### [Job]
Copy, exactly as written, the lines that begin at the one containing "Write the TikZ code for this diagram." and end at the one containing "(ctrl) at (83,332.5)". Skip any pictures in the data below.

### [Input material]
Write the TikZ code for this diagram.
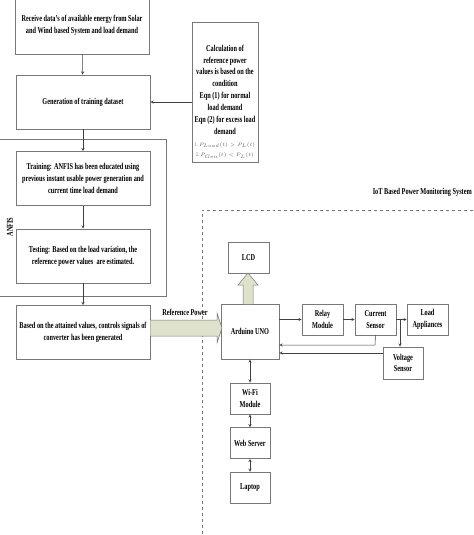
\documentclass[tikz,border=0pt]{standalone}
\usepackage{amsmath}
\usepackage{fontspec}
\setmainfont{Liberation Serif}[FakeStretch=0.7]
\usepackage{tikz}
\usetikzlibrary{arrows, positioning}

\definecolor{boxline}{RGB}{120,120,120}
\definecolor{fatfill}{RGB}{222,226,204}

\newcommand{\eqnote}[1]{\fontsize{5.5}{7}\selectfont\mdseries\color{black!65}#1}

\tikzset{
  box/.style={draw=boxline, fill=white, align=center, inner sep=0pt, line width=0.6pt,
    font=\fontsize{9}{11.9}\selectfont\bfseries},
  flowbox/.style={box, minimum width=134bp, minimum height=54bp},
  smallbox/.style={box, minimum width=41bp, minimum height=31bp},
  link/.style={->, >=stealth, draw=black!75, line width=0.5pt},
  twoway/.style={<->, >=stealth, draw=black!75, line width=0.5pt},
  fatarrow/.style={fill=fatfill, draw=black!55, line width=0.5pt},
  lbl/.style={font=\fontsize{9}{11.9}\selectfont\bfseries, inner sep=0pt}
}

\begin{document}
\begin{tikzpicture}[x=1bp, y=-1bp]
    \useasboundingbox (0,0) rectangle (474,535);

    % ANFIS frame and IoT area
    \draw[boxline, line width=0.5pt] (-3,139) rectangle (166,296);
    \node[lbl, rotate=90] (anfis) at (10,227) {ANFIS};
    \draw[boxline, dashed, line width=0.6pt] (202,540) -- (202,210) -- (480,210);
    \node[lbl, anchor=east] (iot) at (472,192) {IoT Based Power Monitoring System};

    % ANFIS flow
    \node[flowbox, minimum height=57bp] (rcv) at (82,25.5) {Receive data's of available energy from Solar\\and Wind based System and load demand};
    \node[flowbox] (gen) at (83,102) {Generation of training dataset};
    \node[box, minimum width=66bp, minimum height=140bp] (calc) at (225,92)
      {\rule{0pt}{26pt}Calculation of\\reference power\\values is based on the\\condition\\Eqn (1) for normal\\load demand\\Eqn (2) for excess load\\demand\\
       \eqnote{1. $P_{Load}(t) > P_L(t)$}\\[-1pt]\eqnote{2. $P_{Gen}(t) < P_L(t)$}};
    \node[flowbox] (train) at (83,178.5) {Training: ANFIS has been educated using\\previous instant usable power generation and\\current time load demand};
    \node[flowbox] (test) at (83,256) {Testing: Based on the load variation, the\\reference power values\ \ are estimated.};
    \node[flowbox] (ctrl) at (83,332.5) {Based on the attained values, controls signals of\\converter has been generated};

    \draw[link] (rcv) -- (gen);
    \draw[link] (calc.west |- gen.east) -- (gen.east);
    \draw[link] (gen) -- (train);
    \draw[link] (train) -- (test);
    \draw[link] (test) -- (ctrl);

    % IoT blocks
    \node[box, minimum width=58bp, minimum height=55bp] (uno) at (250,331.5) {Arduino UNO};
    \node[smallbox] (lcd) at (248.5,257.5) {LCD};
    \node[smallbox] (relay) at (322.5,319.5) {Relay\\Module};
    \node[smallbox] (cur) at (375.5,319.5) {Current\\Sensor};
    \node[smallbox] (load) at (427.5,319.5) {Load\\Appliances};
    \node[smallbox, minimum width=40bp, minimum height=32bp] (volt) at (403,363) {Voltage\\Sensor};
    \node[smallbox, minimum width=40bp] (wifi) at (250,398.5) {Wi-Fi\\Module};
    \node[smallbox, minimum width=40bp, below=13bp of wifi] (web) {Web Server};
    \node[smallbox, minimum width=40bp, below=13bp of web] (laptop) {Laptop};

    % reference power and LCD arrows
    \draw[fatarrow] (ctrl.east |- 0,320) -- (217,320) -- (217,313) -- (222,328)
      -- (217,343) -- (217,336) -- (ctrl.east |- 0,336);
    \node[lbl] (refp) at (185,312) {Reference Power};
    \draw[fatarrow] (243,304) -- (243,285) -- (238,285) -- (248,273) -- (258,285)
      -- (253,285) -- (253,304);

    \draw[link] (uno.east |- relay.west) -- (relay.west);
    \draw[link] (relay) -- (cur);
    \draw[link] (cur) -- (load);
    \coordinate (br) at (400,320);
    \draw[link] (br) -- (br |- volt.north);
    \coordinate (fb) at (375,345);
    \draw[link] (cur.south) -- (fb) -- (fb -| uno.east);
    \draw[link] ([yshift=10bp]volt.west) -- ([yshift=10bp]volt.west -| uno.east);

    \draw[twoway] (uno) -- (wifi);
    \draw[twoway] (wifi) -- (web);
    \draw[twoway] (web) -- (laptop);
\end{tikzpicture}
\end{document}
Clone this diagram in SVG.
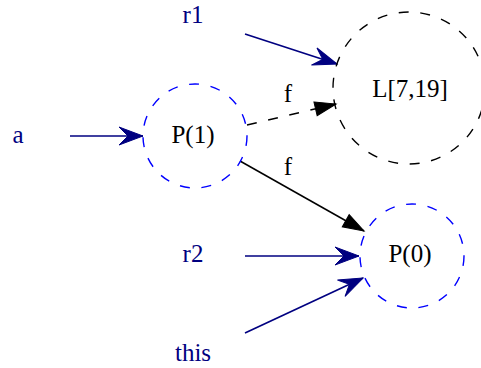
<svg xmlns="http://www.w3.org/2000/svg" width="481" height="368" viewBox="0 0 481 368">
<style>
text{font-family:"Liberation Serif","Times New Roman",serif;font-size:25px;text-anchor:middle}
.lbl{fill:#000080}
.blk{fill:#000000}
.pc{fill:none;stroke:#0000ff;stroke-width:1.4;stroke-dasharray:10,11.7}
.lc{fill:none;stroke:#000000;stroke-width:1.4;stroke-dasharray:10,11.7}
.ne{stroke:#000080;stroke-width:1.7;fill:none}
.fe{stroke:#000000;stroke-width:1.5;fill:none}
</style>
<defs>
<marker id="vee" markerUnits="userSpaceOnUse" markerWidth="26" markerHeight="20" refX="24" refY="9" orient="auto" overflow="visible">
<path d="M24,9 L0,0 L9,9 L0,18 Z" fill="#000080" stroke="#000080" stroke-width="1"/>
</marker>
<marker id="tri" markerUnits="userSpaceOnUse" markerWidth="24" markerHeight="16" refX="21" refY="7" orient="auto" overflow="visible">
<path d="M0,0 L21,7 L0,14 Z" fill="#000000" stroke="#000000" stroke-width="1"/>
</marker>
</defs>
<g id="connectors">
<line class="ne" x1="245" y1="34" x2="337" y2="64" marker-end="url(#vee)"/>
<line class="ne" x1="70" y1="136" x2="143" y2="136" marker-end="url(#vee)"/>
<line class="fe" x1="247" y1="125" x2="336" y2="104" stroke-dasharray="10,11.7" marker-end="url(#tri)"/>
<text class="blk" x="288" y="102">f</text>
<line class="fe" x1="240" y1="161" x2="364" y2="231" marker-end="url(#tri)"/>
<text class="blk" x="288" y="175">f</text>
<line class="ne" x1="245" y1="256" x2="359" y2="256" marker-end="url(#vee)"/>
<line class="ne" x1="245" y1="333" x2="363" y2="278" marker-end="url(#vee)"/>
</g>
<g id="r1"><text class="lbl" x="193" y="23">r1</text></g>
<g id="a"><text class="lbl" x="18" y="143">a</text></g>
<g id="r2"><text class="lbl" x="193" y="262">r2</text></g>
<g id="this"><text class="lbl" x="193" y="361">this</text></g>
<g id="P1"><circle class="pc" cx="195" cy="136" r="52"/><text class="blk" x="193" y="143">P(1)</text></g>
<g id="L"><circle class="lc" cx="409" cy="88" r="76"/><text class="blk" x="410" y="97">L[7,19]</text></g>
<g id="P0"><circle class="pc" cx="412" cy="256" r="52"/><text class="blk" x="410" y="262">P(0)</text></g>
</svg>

---

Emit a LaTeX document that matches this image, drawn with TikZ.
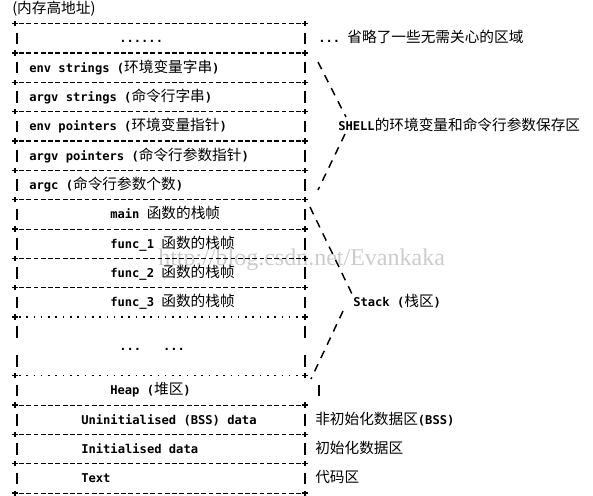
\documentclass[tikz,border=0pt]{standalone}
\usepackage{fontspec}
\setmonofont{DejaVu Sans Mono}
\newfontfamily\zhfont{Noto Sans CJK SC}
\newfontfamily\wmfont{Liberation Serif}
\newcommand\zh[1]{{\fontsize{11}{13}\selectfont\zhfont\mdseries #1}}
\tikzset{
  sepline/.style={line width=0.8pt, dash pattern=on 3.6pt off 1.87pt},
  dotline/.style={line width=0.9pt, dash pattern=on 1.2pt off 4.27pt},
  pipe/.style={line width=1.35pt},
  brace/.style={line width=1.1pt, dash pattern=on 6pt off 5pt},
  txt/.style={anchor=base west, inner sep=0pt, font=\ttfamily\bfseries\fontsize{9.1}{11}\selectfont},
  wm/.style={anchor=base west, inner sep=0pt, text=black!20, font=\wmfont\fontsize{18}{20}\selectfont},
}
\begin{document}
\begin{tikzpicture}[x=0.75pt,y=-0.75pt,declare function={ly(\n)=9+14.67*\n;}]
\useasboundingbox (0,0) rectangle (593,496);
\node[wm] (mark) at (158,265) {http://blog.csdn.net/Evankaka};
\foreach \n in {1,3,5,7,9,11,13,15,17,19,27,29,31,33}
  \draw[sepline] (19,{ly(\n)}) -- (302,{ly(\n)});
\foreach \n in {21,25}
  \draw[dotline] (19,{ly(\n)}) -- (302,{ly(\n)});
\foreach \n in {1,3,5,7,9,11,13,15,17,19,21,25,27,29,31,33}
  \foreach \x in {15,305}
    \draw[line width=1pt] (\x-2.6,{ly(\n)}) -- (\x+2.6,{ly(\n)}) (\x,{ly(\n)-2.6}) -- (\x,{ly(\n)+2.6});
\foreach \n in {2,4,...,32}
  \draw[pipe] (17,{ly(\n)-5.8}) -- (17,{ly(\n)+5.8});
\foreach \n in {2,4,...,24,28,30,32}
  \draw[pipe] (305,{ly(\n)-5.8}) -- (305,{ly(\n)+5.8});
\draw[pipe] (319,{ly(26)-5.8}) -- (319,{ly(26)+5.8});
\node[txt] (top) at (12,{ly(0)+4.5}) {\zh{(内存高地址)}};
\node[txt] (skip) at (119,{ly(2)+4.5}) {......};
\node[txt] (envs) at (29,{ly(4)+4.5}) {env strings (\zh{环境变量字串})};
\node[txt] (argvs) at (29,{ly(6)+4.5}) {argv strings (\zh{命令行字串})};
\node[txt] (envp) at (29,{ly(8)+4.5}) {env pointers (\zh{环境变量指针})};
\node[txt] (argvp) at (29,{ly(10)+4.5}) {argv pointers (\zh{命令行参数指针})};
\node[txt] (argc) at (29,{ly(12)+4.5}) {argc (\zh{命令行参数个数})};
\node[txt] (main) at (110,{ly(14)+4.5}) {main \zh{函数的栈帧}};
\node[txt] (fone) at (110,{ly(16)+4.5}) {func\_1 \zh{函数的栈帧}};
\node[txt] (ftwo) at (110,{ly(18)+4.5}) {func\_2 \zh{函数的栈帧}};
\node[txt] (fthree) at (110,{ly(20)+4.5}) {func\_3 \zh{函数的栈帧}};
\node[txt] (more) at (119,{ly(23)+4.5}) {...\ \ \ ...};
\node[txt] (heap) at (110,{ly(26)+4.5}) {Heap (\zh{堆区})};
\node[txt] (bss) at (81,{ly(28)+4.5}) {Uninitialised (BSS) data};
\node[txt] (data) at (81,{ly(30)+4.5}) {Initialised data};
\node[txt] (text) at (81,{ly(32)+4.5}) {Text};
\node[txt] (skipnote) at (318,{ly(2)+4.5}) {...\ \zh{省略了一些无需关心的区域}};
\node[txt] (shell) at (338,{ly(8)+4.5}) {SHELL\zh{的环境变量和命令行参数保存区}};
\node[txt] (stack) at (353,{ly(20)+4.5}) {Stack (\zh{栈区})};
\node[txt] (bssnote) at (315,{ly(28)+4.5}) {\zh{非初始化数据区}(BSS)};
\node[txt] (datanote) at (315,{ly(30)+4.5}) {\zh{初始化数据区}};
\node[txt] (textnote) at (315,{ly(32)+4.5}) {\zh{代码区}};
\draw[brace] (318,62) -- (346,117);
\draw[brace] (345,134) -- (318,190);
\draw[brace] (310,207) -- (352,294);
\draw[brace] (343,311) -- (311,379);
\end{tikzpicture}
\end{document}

### [Written reply]
Write the TikZ code for this diagram.
\documentclass[tikz,border=0pt]{standalone}
\usepackage{amsmath}
\usepackage{fontspec}
\setmainfont{Liberation Serif}[FakeStretch=0.7]
\usepackage{tikz}
\usetikzlibrary{arrows, positioning}

\definecolor{boxline}{RGB}{120,120,120}
\definecolor{fatfill}{RGB}{222,226,204}

\newcommand{\eqnote}[1]{\fontsize{5.5}{7}\selectfont\mdseries\color{black!65}#1}

\tikzset{
  box/.style={draw=boxline, fill=white, align=center, inner sep=0pt, line width=0.6pt,
    font=\fontsize{9}{11.9}\selectfont\bfseries},
  flowbox/.style={box, minimum width=134bp, minimum height=54bp},
  smallbox/.style={box, minimum width=41bp, minimum height=31bp},
  link/.style={->, >=stealth, draw=black!75, line width=0.5pt},
  twoway/.style={<->, >=stealth, draw=black!75, line width=0.5pt},
  fatarrow/.style={fill=fatfill, draw=black!55, line width=0.5pt},
  lbl/.style={font=\fontsize{9}{11.9}\selectfont\bfseries, inner sep=0pt}
}

\begin{document}
\begin{tikzpicture}[x=1bp, y=-1bp]
    \useasboundingbox (0,0) rectangle (474,535);

    % ANFIS frame and IoT area
    \draw[boxline, line width=0.5pt] (-3,139) rectangle (166,296);
    \node[lbl, rotate=90] (anfis) at (10,227) {ANFIS};
    \draw[boxline, dashed, line width=0.6pt] (202,540) -- (202,210) -- (480,210);
    \node[lbl, anchor=east] (iot) at (472,192) {IoT Based Power Monitoring System};

    % ANFIS flow
    \node[flowbox, minimum height=57bp] (rcv) at (82,25.5) {Receive data's of available energy from Solar\\and Wind based System and load demand};
    \node[flowbox] (gen) at (83,102) {Generation of training dataset};
    \node[box, minimum width=66bp, minimum height=140bp] (calc) at (225,92)
      {\rule{0pt}{26pt}Calculation of\\reference power\\values is based on the\\condition\\Eqn (1) for normal\\load demand\\Eqn (2) for excess load\\demand\\
       \eqnote{1. $P_{Load}(t) > P_L(t)$}\\[-1pt]\eqnote{2. $P_{Gen}(t) < P_L(t)$}};
    \node[flowbox] (train) at (83,178.5) {Training: ANFIS has been educated using\\previous instant usable power generation and\\current time load demand};
    \node[flowbox] (test) at (83,256) {Testing: Based on the load variation, the\\reference power values\ \ are estimated.};
    \node[flowbox] (ctrl) at (83,332.5) {Based on the attained values, controls signals of\\converter has been generated};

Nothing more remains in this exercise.